Respect du contradictoire

Le contradictoire est une exigence absolue.

Article 16 du code de procédure pénale :
« Le juge doit, en toutes circonstances, faire observer et observer lui-même le principe du contradictoire. »

Clôture et observations

Avant la rédaction du rapport définitif, l’expert doit :

  • envoyer un pré-rapport (ou note de synthèse),
  • laisser aux parties un délai d’observations,
  • répondre à chaque observation dans le rapport final.

Les acteurs autour de l’expertise

L’expert médico-légal

Il est indépendant, désigné par le tribunal ou choisi d’un commun accord.

Le médecin-conseil de la victime

Il est utile et parfois indispensable pour les dossiers à fort enjeux ou avec une contestation médicale importante.
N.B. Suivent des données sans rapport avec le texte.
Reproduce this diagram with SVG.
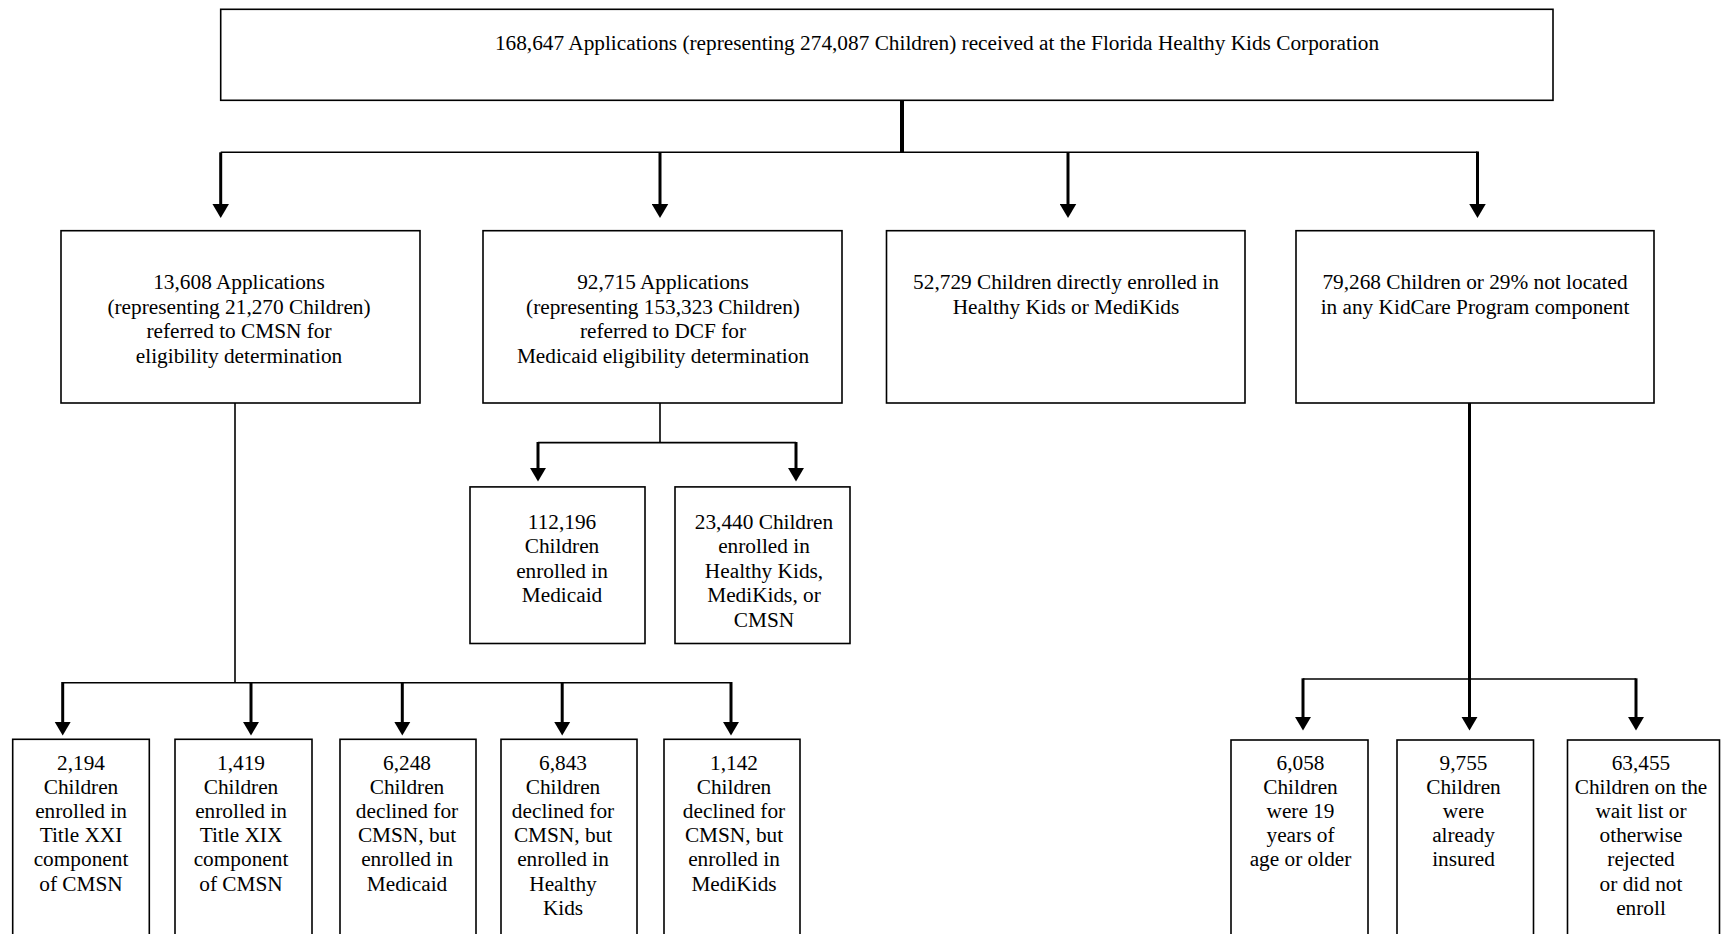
<svg xmlns="http://www.w3.org/2000/svg" width="1727" height="934" viewBox="0 0 1727 934">
<style>
.box{fill:#fff;stroke:#000;stroke-width:1.6}
.t{font-family:"Liberation Serif","Times New Roman",serif;font-size:21.3px;fill:#000;text-anchor:middle}
.thin{fill:none;stroke:#000;stroke-width:1.6}
.stem{fill:none;stroke:#000;stroke-width:3;marker-end:url(#ah)}
.thick{fill:none;stroke:#000;stroke-width:4}
</style>
<defs>
<marker id="ah" markerUnits="userSpaceOnUse" markerWidth="15" markerHeight="17" refX="0.5" refY="8.25" orient="auto" viewBox="0 0 15 16.5">
<path d="M0,0 L14,8.25 L0,16.5 z" fill="#000"/>
</marker>
</defs>
<rect width="1727" height="934" fill="#fff"/>
<g id="connectors">
<line class="thick" x1="902" y1="100" x2="902" y2="153"/>
<polyline class="thin" points="220.7,152.3 1477.5,152.3"/>
<line class="stem" x1="220.7" y1="152.3" x2="220.7" y2="204.5"/>
<line class="stem" x1="660" y1="152.3" x2="660" y2="204.5"/>
<line class="stem" x1="1068" y1="152.3" x2="1068" y2="204.5"/>
<line class="stem" x1="1477.5" y1="151.5" x2="1477.5" y2="204.5"/>
<line class="thin" x1="235" y1="403" x2="235" y2="682.7"/>
<line class="thin" x1="62.7" y1="682.7" x2="731" y2="682.7"/>
<line class="stem" x1="62.7" y1="682" x2="62.7" y2="722"/>
<line class="stem" x1="251" y1="682.7" x2="251" y2="722"/>
<line class="stem" x1="402.3" y1="682.7" x2="402.3" y2="722"/>
<line class="stem" x1="562.2" y1="682.7" x2="562.2" y2="722"/>
<line class="stem" x1="731" y1="682" x2="731" y2="722"/>
<line class="thin" x1="660" y1="403" x2="660" y2="442.6"/>
<line class="thin" x1="538" y1="442.6" x2="796" y2="442.6"/>
<line class="stem" x1="538" y1="442" x2="538" y2="468"/>
<line class="stem" x1="796" y1="442" x2="796" y2="468"/>
<line class="stem" x1="1469.5" y1="403" x2="1469.5" y2="717"/>
<line class="thin" x1="1303" y1="679" x2="1636" y2="679"/>
<line class="stem" x1="1303" y1="678.3" x2="1303" y2="717"/>
<line class="stem" x1="1636" y1="678.3" x2="1636" y2="717"/>
</g>
<g id="n-top">
<rect class="box" x="220.7" y="9.3" width="1332.3" height="91"/>
<text class="t" x="937" y="49.5">168,647 Applications (representing 274,087 Children) received at the Florida Healthy Kids Corporation</text>
</g>
<g id="n-cmsn">
<rect class="box" x="61" y="230.7" width="359" height="172.3"/>
<text class="t"><tspan x="239" y="289.3">13,608 Applications</tspan><tspan x="239" y="313.7">(representing 21,270 Children)</tspan><tspan x="239" y="338.1">referred to CMSN for</tspan><tspan x="239" y="362.5">eligibility determination</tspan></text>
</g>
<g id="n-dcf">
<rect class="box" x="483" y="230.7" width="359" height="172.3"/>
<text class="t"><tspan x="663" y="289.3">92,715 Applications</tspan><tspan x="663" y="313.7">(representing 153,323 Children)</tspan><tspan x="663" y="338.1">referred to DCF for</tspan><tspan x="663" y="362.5">Medicaid eligibility determination</tspan></text>
</g>
<g id="n-direct">
<rect class="box" x="886.5" y="230.7" width="358.5" height="172.3"/>
<text class="t"><tspan x="1066" y="289.3">52,729 Children directly enrolled in</tspan><tspan x="1066" y="313.7">Healthy Kids or MediKids</tspan></text>
</g>
<g id="n-notlocated">
<rect class="box" x="1296" y="230.7" width="358" height="172.3"/>
<text class="t"><tspan x="1475" y="289.3">79,268 Children or 29% not located</tspan><tspan x="1475" y="313.7">in any KidCare Program component</tspan></text>
</g>
<g id="n-medicaid">
<rect class="box" x="470" y="486.9" width="175" height="156.6"/>
<text class="t"><tspan x="562" y="529">112,196</tspan><tspan x="562" y="553.4">Children</tspan><tspan x="562" y="577.8">enrolled in</tspan><tspan x="562" y="602.2">Medicaid</tspan></text>
</g>
<g id="n-hk">
<rect class="box" x="675" y="486.9" width="175" height="156.6"/>
<text class="t"><tspan x="764" y="529">23,440 Children</tspan><tspan x="764" y="553.4">enrolled in</tspan><tspan x="764" y="577.8">Healthy Kids,</tspan><tspan x="764" y="602.2">MediKids, or</tspan><tspan x="764" y="626.6">CMSN</tspan></text>
</g>
<g id="n-b1">
<rect class="box" x="12.7" y="739.3" width="136.6" height="210"/>
<text class="t"><tspan x="81" y="769.5">2,194</tspan><tspan x="81" y="793.7">Children</tspan><tspan x="81" y="817.9">enrolled in</tspan><tspan x="81" y="842.1">Title XXI</tspan><tspan x="81" y="866.3">component</tspan><tspan x="81" y="890.5">of CMSN</tspan></text>
</g>
<g id="n-b2">
<rect class="box" x="175" y="739.3" width="137" height="210"/>
<text class="t"><tspan x="241" y="769.5">1,419</tspan><tspan x="241" y="793.7">Children</tspan><tspan x="241" y="817.9">enrolled in</tspan><tspan x="241" y="842.1">Title XIX</tspan><tspan x="241" y="866.3">component</tspan><tspan x="241" y="890.5">of CMSN</tspan></text>
</g>
<g id="n-b3">
<rect class="box" x="340" y="739.3" width="136" height="210"/>
<text class="t"><tspan x="407" y="769.5">6,248</tspan><tspan x="407" y="793.7">Children</tspan><tspan x="407" y="817.9">declined for</tspan><tspan x="407" y="842.1">CMSN, but</tspan><tspan x="407" y="866.3">enrolled in</tspan><tspan x="407" y="890.5">Medicaid</tspan></text>
</g>
<g id="n-b4">
<rect class="box" x="501" y="739.3" width="136" height="210"/>
<text class="t"><tspan x="563" y="769.5">6,843</tspan><tspan x="563" y="793.7">Children</tspan><tspan x="563" y="817.9">declined for</tspan><tspan x="563" y="842.1">CMSN, but</tspan><tspan x="563" y="866.3">enrolled in</tspan><tspan x="563" y="890.5">Healthy</tspan><tspan x="563" y="914.7">Kids</tspan></text>
</g>
<g id="n-b5">
<rect class="box" x="664" y="739.3" width="136" height="210"/>
<text class="t"><tspan x="734" y="769.5">1,142</tspan><tspan x="734" y="793.7">Children</tspan><tspan x="734" y="817.9">declined for</tspan><tspan x="734" y="842.1">CMSN, but</tspan><tspan x="734" y="866.3">enrolled in</tspan><tspan x="734" y="890.5">MediKids</tspan></text>
</g>
<g id="n-r1">
<rect class="box" x="1231" y="740" width="137" height="210"/>
<text class="t"><tspan x="1300.5" y="769.5">6,058</tspan><tspan x="1300.5" y="793.7">Children</tspan><tspan x="1300.5" y="817.9">were 19</tspan><tspan x="1300.5" y="842.1">years of</tspan><tspan x="1300.5" y="866.3">age or older</tspan></text>
</g>
<g id="n-r2">
<rect class="box" x="1397" y="740" width="136.5" height="210"/>
<text class="t"><tspan x="1463.5" y="769.5">9,755</tspan><tspan x="1463.5" y="793.7">Children</tspan><tspan x="1463.5" y="817.9">were</tspan><tspan x="1463.5" y="842.1">already</tspan><tspan x="1463.5" y="866.3">insured</tspan></text>
</g>
<g id="n-r3">
<rect class="box" x="1567.5" y="740" width="152" height="210"/>
<text class="t"><tspan x="1641" y="769.5">63,455</tspan><tspan x="1641" y="793.7">Children on the</tspan><tspan x="1641" y="817.9">wait list or</tspan><tspan x="1641" y="842.1">otherwise</tspan><tspan x="1641" y="866.3">rejected</tspan><tspan x="1641" y="890.5">or did not</tspan><tspan x="1641" y="914.7">enroll</tspan></text>
</g>
</svg>
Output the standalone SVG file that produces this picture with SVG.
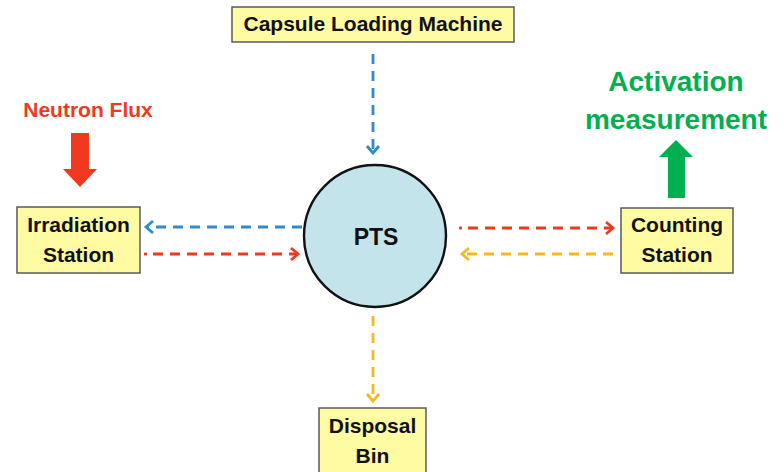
<svg xmlns="http://www.w3.org/2000/svg" width="784" height="472" viewBox="0 0 784 472">
  <style>
    .box { fill: #FFFBA3; stroke: #5a5a5a; stroke-width: 1.5; }
    .lbl { font-family: "Liberation Sans", Arial, sans-serif; font-weight: bold; font-size: 21px; fill: #111; text-anchor: middle; }
    .big { font-size: 23px; }
    .flow { fill: none; stroke-width: 2.8; stroke-dasharray: 10 7; }
    .blue { stroke: #2F8BCB; }
    .red { stroke: #EC3A22; }
    .yellow { stroke: #F7B81E; }
  </style>
  <defs>
    <marker id="chev-blue" markerUnits="userSpaceOnUse" markerWidth="12" markerHeight="16" viewBox="0 0 12 16" refX="9" refY="8" orient="auto">
      <path d="M2,2 L9,8 L2,14" fill="none" stroke="#2F8BCB" stroke-width="2.8"/>
    </marker>
    <marker id="chev-red" markerUnits="userSpaceOnUse" markerWidth="12" markerHeight="16" viewBox="0 0 12 16" refX="9" refY="8" orient="auto">
      <path d="M2,2 L9,8 L2,14" fill="none" stroke="#EC3A22" stroke-width="2.8"/>
    </marker>
    <marker id="chev-yellow" markerUnits="userSpaceOnUse" markerWidth="12" markerHeight="16" viewBox="0 0 12 16" refX="9" refY="8" orient="auto">
      <path d="M2,2 L9,8 L2,14" fill="none" stroke="#F7B81E" stroke-width="2.8"/>
    </marker>
  </defs>

  <rect width="784" height="472" fill="#ffffff"/>

  <!-- Connectors -->
  <g id="connectors">
    <line class="flow blue" x1="373" y1="54" x2="373" y2="153" marker-end="url(#chev-blue)"/>
    <line class="flow blue" x1="302" y1="227" x2="146" y2="227" marker-end="url(#chev-blue)"/>
    <line class="red" x1="144" y1="254" x2="147" y2="254" stroke-width="2.8"/>
    <line class="flow red" x1="153" y1="254" x2="298" y2="254" marker-end="url(#chev-red)"/>
    <line class="red" x1="459" y1="228" x2="462" y2="228" stroke-width="2.8"/>
    <line class="flow red" x1="468" y1="228" x2="613" y2="228" marker-end="url(#chev-red)"/>
    <line class="flow yellow" x1="613" y1="254" x2="462" y2="254" marker-end="url(#chev-yellow)"/>
    <line class="flow yellow" x1="373" y1="316" x2="373" y2="401" marker-end="url(#chev-yellow)"/>
  </g>

  <!-- Neutron flux input -->
  <g id="neutron-flux">
    <text x="88" y="117" font-family="Liberation Sans, Arial, sans-serif" font-weight="bold" font-size="21" fill="#F0391E" text-anchor="middle">Neutron Flux</text>
    <polygon points="71,133 89,133 89,169 97,169 80,187 63,169 71,169" fill="#F0391E"/>
  </g>

  <!-- Activation measurement output -->
  <g id="activation">
    <text x="676" y="91" font-family="Liberation Sans, Arial, sans-serif" font-weight="bold" font-size="28" fill="#00B050" text-anchor="middle">Activation</text>
    <text x="676" y="129" font-family="Liberation Sans, Arial, sans-serif" font-weight="bold" font-size="28" fill="#00B050" text-anchor="middle">measurement</text>
    <polygon points="668,198 685,198 685,157 693,157 676,140 659,157 668,157" fill="#00B050"/>
  </g>

  <g id="capsule-loading-machine">
    <rect class="box" x="232" y="7" width="282" height="35"/>
    <text class="lbl" x="373" y="31">Capsule Loading Machine</text>
  </g>

  <g id="pts">
    <circle cx="375" cy="236" r="71" fill="#C3E4EA" stroke="#111" stroke-width="2.4"/>
    <text class="lbl big" x="376" y="245">PTS</text>
  </g>

  <g id="irradiation-station">
    <rect class="box" x="17" y="207" width="123" height="66"/>
    <text class="lbl" x="78.5" y="232">Irradiation</text>
    <text class="lbl" x="78.5" y="262">Station</text>
  </g>

  <g id="counting-station">
    <rect class="box" x="621" y="208" width="112" height="65"/>
    <text class="lbl" x="677" y="232">Counting</text>
    <text class="lbl" x="677" y="262">Station</text>
  </g>

  <g id="disposal-bin">
    <rect class="box" x="319" y="408" width="107" height="70"/>
    <text class="lbl" x="372.5" y="433">Disposal</text>
    <text class="lbl" x="372.5" y="463">Bin</text>
  </g>
</svg>
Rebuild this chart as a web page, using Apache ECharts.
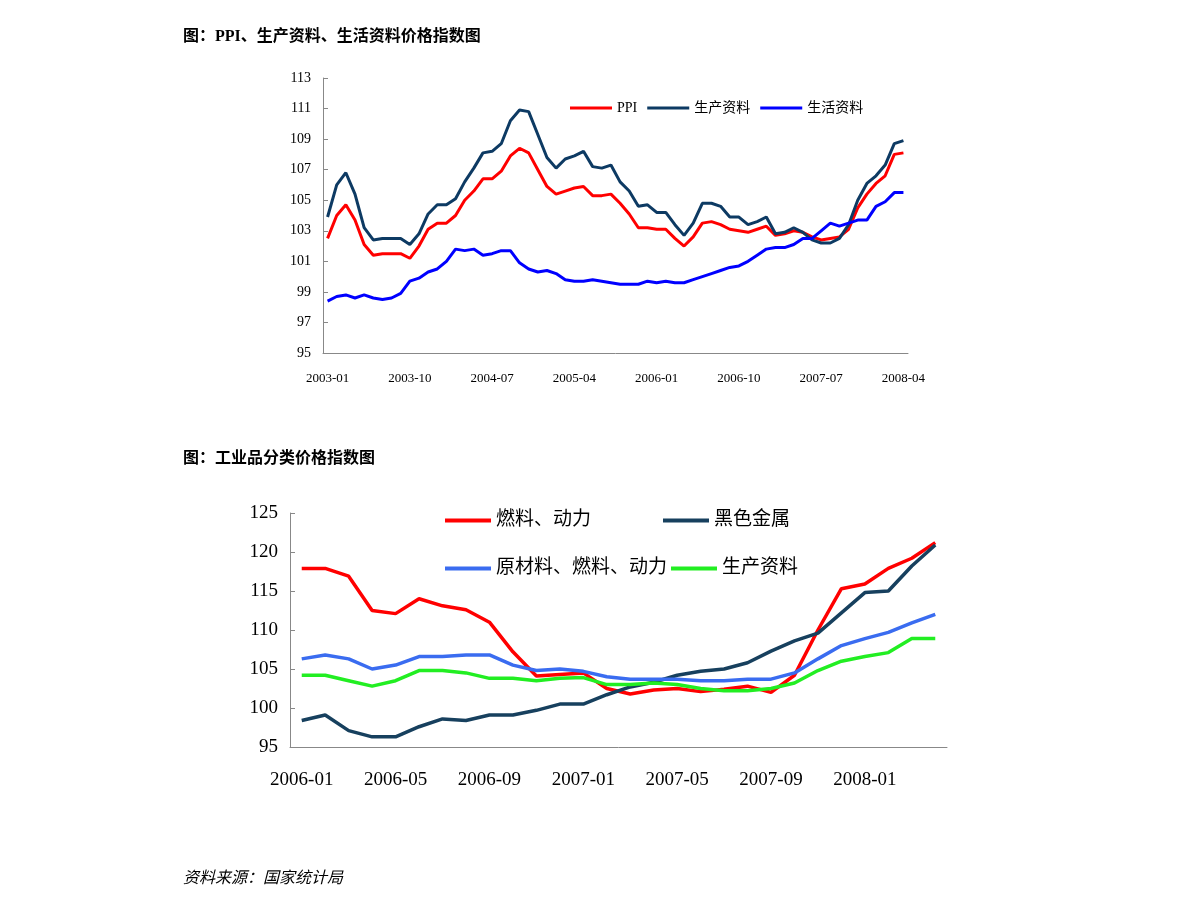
<!DOCTYPE html><html><head><meta charset="utf-8">
<script src="https://cdn.jsdelivr.net/npm/echarts@6/dist/echarts.min.js"></script>
<style>body{margin:0;background:#fff}#c{width:1191px;height:906px}</style></head><body><div id="c"></div><script>
function months(y,m,n){const a=[];for(let i=0;i<n;i++){a.push(y+'-'+String(m).padStart(2,'0'));m++;if(m>12){m=1;y++;}}return a;}
const cats1 = months(2003,1,64);
const ppi = [102.5,104,104.7,103.7,102.1,101.4,101.5,101.5,101.5,101.2,102,103.1,103.5,103.5,104,105,105.6,106.4,106.4,106.9,107.9,108.4,108.1,107,105.9,105.4,105.6,105.8,105.9,105.3,105.3,105.4,104.8,104.1,103.2,103.2,103.1,103.1,102.5,102,102.6,103.5,103.6,103.4,103.1,103,102.9,103.1,103.3,102.7,102.8,103,102.9,102.6,102.4,102.5,102.6,103.1,104.5,105.4,106.1,106.6,108,108.1];
const prod1 = [103.9,106,106.8,105.4,103.2,102.4,102.5,102.5,102.5,102.1,102.8,104.1,104.7,104.7,105.1,106.2,107.1,108.1,108.2,108.7,110.2,110.9,110.8,109.3,107.8,107.1,107.7,107.9,108.2,107.2,107.1,107.3,106.2,105.6,104.6,104.7,104.2,104.2,103.4,102.7,103.5,104.8,104.8,104.6,103.9,103.9,103.4,103.6,103.9,102.8,102.9,103.2,102.9,102.4,102.2,102.2,102.5,103.4,105,106.1,106.6,107.3,108.7,108.9];
const life1 = [98.4,98.7,98.8,98.6,98.8,98.6,98.5,98.6,98.9,99.7,99.9,100.3,100.5,101,101.8,101.7,101.8,101.4,101.5,101.7,101.7,100.9,100.5,100.3,100.4,100.2,99.8,99.7,99.7,99.8,99.7,99.6,99.5,99.5,99.5,99.7,99.6,99.7,99.6,99.6,99.8,100,100.2,100.4,100.6,100.7,101,101.4,101.8,101.9,101.9,102.1,102.5,102.5,103,103.5,103.3,103.5,103.7,103.7,104.6,104.9,105.5,105.5];
const cats2 = months(2006,1,28);
const fuel = [117.9,117.9,116.9,112.5,112.1,114,113.1,112.6,111,107.2,104.1,104.3,104.5,102.5,101.8,102.3,102.5,102.1,102.4,102.8,102,104.2,110,115.3,115.9,117.9,119.2,121.2];
const ferrous = [98.4,99.1,97.1,96.3,96.3,97.6,98.6,98.4,99.1,99.1,99.7,100.5,100.5,101.7,102.7,103.3,104.2,104.7,105,105.8,107.3,108.6,109.6,112.2,114.8,115,118.2,120.9];
const raw = [106.3,106.8,106.3,105,105.5,106.6,106.6,106.8,106.8,105.5,104.8,105,104.7,104,103.7,103.7,103.7,103.5,103.5,103.7,103.7,104.5,106.3,108,108.9,109.7,110.9,112];
const prod2 = [104.2,104.2,103.5,102.8,103.5,104.8,104.8,104.5,103.8,103.8,103.5,103.8,103.9,103,103,103.2,103,102.5,102.2,102.2,102.5,103.2,104.8,106,106.6,107.1,108.9,108.9];
const F = "'Liberation Serif','Noto Sans CJK SC',serif";
const ax = {lineStyle:{color:'#888'}};
const chart = echarts.init(document.getElementById('c'));
function ln(name,data,color,x,y,w){return {name,type:'line',data,xAxisIndex:x,yAxisIndex:y,showSymbol:false,symbol:'none',lineStyle:{color,width:w},itemStyle:{color},animation:false};}
chart.setOption({
 animation:false,
 textStyle:{fontFamily:F},
 title:[
  {text:'图：PPI、生产资料、生活资料价格指数图',left:178,top:24,textStyle:{fontSize:16,fontWeight:'bold',color:'#000',fontFamily:F}},
  {text:'图：工业品分类价格指数图',left:178,top:446,textStyle:{fontSize:16,fontWeight:'bold',color:'#000',fontFamily:F}},
  {text:'资料来源：国家统计局',left:178,top:866,textStyle:{fontSize:16,fontStyle:'italic',fontWeight:'normal',color:'#000',fontFamily:F}}
 ],
 legend:[
  {data:['PPI','生产资料','生活资料'],icon:'rect',left:565,top:96,itemWidth:42,itemHeight:3,itemGap:10,textStyle:{fontSize:14,color:'#000'}},
  {data:['燃料、动力','黑色金属'],icon:'rect',left:440,top:506,itemWidth:46,itemHeight:4,itemGap:72,textStyle:{fontSize:19,color:'#000'}},
  {data:['原材料、燃料、动力','生产资料 '],icon:'rect',left:440,top:554,itemWidth:46,itemHeight:4,itemGap:4,textStyle:{fontSize:19,color:'#000'}}
 ],
 grid:[
  {left:323,top:78,width:585,height:275},
  {left:290,top:513,width:657,height:234}
 ],
 xAxis:[
  {type:'category',gridIndex:0,data:cats1,boundaryGap:true,axisLine:ax,axisTick:{interval:0,lineStyle:{color:'#888'}},axisLabel:{interval:8,color:'#000',fontSize:13,margin:19}},
  {type:'category',gridIndex:1,data:cats2,boundaryGap:true,axisLine:ax,axisTick:{interval:0,lineStyle:{color:'#888'}},axisLabel:{interval:3,color:'#000',fontSize:19,margin:24}}
 ],
 yAxis:[
  {type:'value',gridIndex:0,min:95,max:113,interval:2,axisLine:{show:true,lineStyle:{color:'#888'}},axisTick:{show:true,inside:true,lineStyle:{color:'#888'}},splitLine:{show:false},axisLabel:{color:'#000',fontSize:14,margin:12}},
  {type:'value',gridIndex:1,min:95,max:125,interval:5,axisLine:{show:true,lineStyle:{color:'#888'}},axisTick:{show:true,inside:true,lineStyle:{color:'#888'}},splitLine:{show:false},axisLabel:{color:'#000',fontSize:19,margin:12}}
 ],
 series:[
  ln('PPI',ppi,'#ff0000',0,0,3),
  ln('生产资料',prod1,'#0d3a63',0,0,3),
  ln('生活资料',life1,'#0000ff',0,0,3),
  ln('燃料、动力',fuel,'#ff0000',1,1,3.5),
  ln('黑色金属',ferrous,'#17405e',1,1,3.5),
  ln('原材料、燃料、动力',raw,'#3a6cf0',1,1,3.5),
  ln('生产资料 ',prod2,'#22ee22',1,1,3.5)
 ]
});
</script></body></html>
Il équilibre le rapport de force entre la victime et l’assureur.

Le médecin-conseil :

  • prépare la victime,
  • analyse le dossier médical,
  • débat des points techniques avec l’expert,
  • défend la prise en compte de tous les préjudices.

L’avocat

Il veille au respect de la procédure, pose les bonnes questions, prépare les observations, et organise la traduction juridique du rapport dans le cadre de l’indemnisation.

Les enjeux : un document clé pour l’indemnisation

Le rapport d’expertise sert de base :

  • à l’offre d’indemnisation de l’assureur (article L. 211-9 du Code des assurances),
  • à la décision du juge,
  • à la liquidation du préjudice corporel.

Il constitue donc l’outil principal pour chiffrer les préjudices, mais aussi pour démontrer l’imputabilité des séquelles à l’accident (parfois contestée).

Les points de vigilance pour la victime

  • Ne jamais aller seul(e) à l’expertise.
  • Préparer un “journal de bord” (douleurs, difficultés quotidiennes, arrêts de travail…).
  • Vérifier la mission de l’expert (si elle ne couvre pas tous les préjudices, demander une extension).
  • Contester les erreurs factuelles dans les observations au pré-rapport.
  • Se méfier des expertises unilatérales des assureurs (sans contradictoire).

L’expertise médicale est une étape cruciale dans l’indemnisation du dommage corporel : elle détermine la réalité du dommage, la date de consolidation et la valeur de chaque poste de préjudice.